In this exercise, return the whole listing exactly, excluding any images.

__Plotting code records__:
────────

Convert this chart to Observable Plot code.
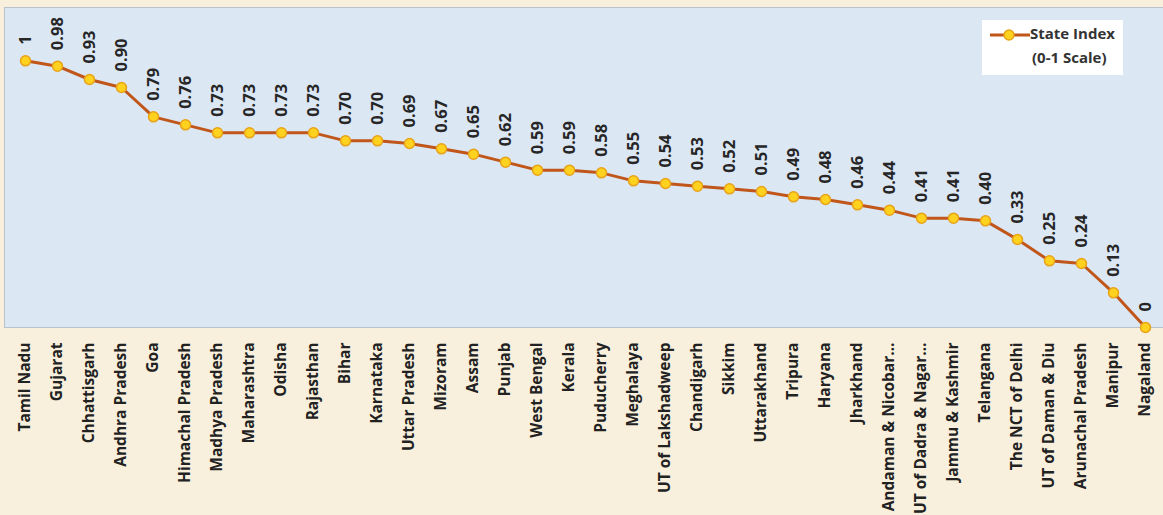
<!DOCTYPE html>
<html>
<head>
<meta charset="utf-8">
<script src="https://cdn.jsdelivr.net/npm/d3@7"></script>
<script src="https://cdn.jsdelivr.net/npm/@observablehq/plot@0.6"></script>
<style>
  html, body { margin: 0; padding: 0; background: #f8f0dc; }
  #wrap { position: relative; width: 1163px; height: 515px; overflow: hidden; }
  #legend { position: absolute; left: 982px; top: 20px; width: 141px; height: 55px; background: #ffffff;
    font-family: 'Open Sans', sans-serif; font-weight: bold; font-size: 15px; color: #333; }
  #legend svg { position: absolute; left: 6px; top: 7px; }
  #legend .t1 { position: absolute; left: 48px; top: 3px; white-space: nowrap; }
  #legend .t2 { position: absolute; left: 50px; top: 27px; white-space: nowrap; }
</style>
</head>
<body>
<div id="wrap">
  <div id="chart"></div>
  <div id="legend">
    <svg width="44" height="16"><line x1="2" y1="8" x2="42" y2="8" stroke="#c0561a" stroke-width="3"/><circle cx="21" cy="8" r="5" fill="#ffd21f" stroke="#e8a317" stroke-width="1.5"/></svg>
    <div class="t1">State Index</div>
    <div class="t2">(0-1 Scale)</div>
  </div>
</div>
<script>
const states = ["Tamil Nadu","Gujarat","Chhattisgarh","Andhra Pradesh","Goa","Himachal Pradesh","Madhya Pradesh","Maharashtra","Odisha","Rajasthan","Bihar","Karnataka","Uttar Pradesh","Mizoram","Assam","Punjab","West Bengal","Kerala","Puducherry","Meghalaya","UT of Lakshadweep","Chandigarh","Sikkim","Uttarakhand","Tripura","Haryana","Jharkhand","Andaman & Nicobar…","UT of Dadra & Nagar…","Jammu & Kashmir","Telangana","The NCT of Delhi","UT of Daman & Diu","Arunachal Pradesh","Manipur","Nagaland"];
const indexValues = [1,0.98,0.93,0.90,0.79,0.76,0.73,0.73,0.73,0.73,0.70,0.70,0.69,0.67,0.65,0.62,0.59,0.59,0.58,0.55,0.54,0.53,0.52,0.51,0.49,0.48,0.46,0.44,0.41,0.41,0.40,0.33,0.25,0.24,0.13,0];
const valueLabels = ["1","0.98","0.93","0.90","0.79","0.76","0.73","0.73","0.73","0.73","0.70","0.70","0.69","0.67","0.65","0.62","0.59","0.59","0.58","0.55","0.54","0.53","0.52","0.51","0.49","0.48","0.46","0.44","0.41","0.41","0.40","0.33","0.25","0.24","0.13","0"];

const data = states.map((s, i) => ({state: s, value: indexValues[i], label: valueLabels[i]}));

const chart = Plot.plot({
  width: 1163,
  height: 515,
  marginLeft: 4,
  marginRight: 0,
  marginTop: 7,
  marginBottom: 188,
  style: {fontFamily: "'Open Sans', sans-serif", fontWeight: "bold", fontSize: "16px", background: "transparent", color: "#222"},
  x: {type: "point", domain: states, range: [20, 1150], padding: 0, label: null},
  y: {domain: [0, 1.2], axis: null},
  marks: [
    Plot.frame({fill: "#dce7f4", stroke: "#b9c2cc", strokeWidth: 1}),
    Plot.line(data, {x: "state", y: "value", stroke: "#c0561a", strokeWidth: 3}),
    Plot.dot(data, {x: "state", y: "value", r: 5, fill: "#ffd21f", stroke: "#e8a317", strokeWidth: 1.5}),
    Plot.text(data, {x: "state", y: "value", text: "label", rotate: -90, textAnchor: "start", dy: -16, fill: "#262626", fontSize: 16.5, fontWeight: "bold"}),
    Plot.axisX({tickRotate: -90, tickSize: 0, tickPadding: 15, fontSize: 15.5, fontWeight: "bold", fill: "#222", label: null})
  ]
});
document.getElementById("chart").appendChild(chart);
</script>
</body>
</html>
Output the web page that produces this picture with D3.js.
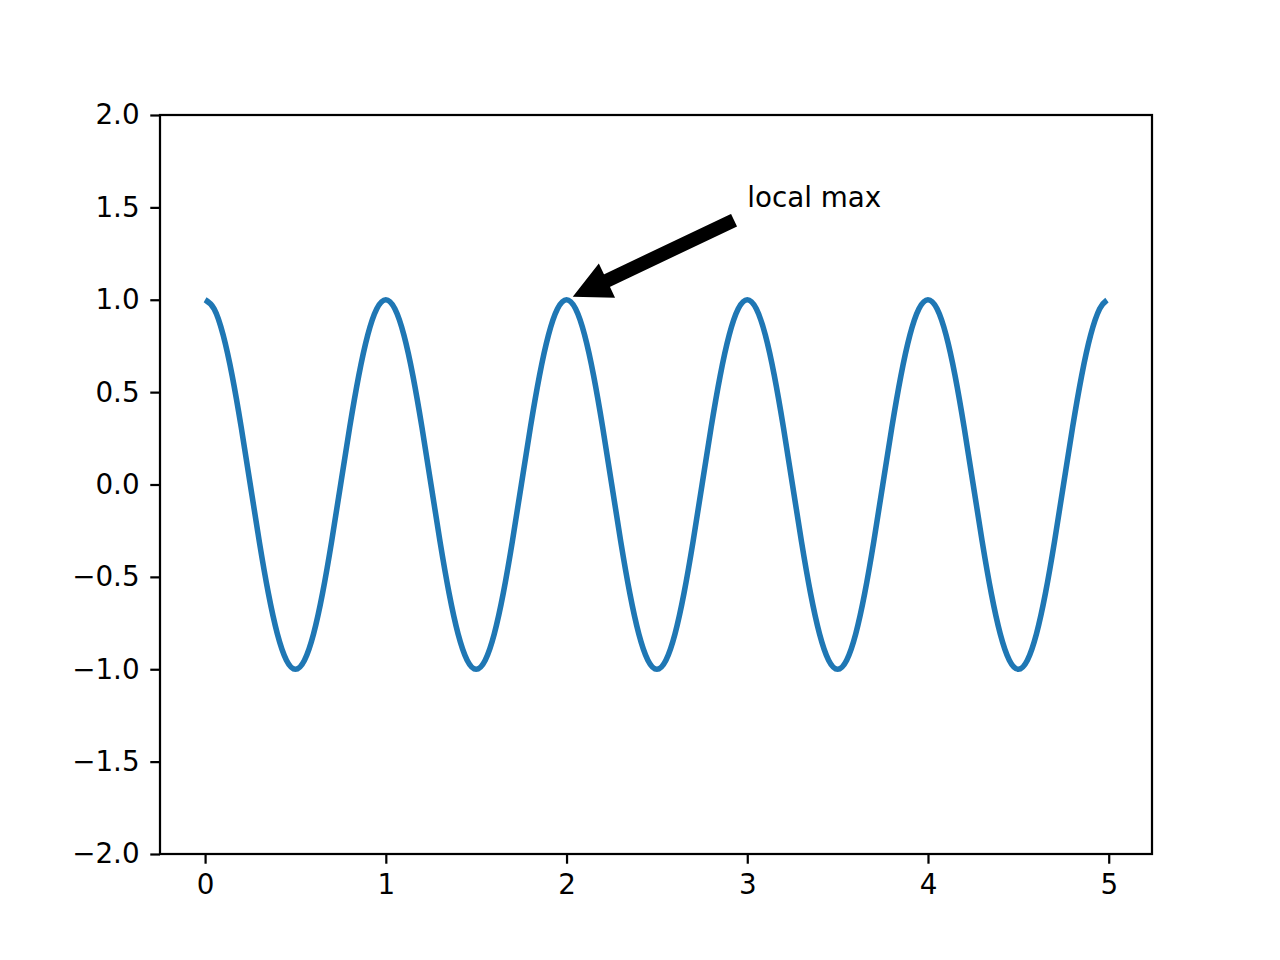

────────

__RESPONSE__:
Convert this chart to Observable Plot code.
<!DOCTYPE html>
<html>
<head>
<meta charset="utf-8">
<script src="https://cdn.jsdelivr.net/npm/d3@7"></script>
<script src="https://cdn.jsdelivr.net/npm/@observablehq/plot@0.6"></script>
<style>
  html, body { margin: 0; padding: 0; background: #f8f0dc; }
  #wrap { position: relative; width: 1163px; height: 515px; overflow: hidden; }
  #legend { position: absolute; left: 982px; top: 20px; width: 141px; height: 55px; background: #ffffff;
    font-family: 'Open Sans', sans-serif; font-weight: bold; font-size: 15px; color: #333; }
  #legend svg { position: absolute; left: 6px; top: 7px; }
  #legend .t1 { position: absolute; left: 48px; top: 3px; white-space: nowrap; }
  #legend .t2 { position: absolute; left: 50px; top: 27px; white-space: nowrap; }
</style>
</head>
<body>
<div id="wrap">
  <div id="chart"></div>
  <div id="legend">
    <svg width="44" height="16"><line x1="2" y1="8" x2="42" y2="8" stroke="#c0561a" stroke-width="3"/><circle cx="21" cy="8" r="5" fill="#ffd21f" stroke="#e8a317" stroke-width="1.5"/></svg>
    <div class="t1">State Index</div>
    <div class="t2">(0-1 Scale)</div>
  </div>
</div>
<script>
const states = ["Tamil Nadu","Gujarat","Chhattisgarh","Andhra Pradesh","Goa","Himachal Pradesh","Madhya Pradesh","Maharashtra","Odisha","Rajasthan","Bihar","Karnataka","Uttar Pradesh","Mizoram","Assam","Punjab","West Bengal","Kerala","Puducherry","Meghalaya","UT of Lakshadweep","Chandigarh","Sikkim","Uttarakhand","Tripura","Haryana","Jharkhand","Andaman & Nicobar…","UT of Dadra & Nagar…","Jammu & Kashmir","Telangana","The NCT of Delhi","UT of Daman & Diu","Arunachal Pradesh","Manipur","Nagaland"];
const indexValues = [1,0.98,0.93,0.90,0.79,0.76,0.73,0.73,0.73,0.73,0.70,0.70,0.69,0.67,0.65,0.62,0.59,0.59,0.58,0.55,0.54,0.53,0.52,0.51,0.49,0.48,0.46,0.44,0.41,0.41,0.40,0.33,0.25,0.24,0.13,0];
const valueLabels = ["1","0.98","0.93","0.90","0.79","0.76","0.73","0.73","0.73","0.73","0.70","0.70","0.69","0.67","0.65","0.62","0.59","0.59","0.58","0.55","0.54","0.53","0.52","0.51","0.49","0.48","0.46","0.44","0.41","0.41","0.40","0.33","0.25","0.24","0.13","0"];

const data = states.map((s, i) => ({state: s, value: indexValues[i], label: valueLabels[i]}));

const chart = Plot.plot({
  width: 1163,
  height: 515,
  marginLeft: 4,
  marginRight: 0,
  marginTop: 7,
  marginBottom: 188,
  style: {fontFamily: "'Open Sans', sans-serif", fontWeight: "bold", fontSize: "16px", background: "transparent", color: "#222"},
  x: {type: "point", domain: states, range: [20, 1150], padding: 0, label: null},
  y: {domain: [0, 1.2], axis: null},
  marks: [
    Plot.frame({fill: "#dce7f4", stroke: "#b9c2cc", strokeWidth: 1}),
    Plot.line(data, {x: "state", y: "value", stroke: "#c0561a", strokeWidth: 3}),
    Plot.dot(data, {x: "state", y: "value", r: 5, fill: "#ffd21f", stroke: "#e8a317", strokeWidth: 1.5}),
    Plot.text(data, {x: "state", y: "value", text: "label", rotate: -90, textAnchor: "start", dy: -16, fill: "#262626", fontSize: 16.5, fontWeight: "bold"}),
    Plot.axisX({tickRotate: -90, tickSize: 0, tickPadding: 15, fontSize: 15.5, fontWeight: "bold", fill: "#222", label: null})
  ]
});
document.getElementById("chart").appendChild(chart);
</script>
</body>
</html>
Output the web page that produces this picture with D3.js.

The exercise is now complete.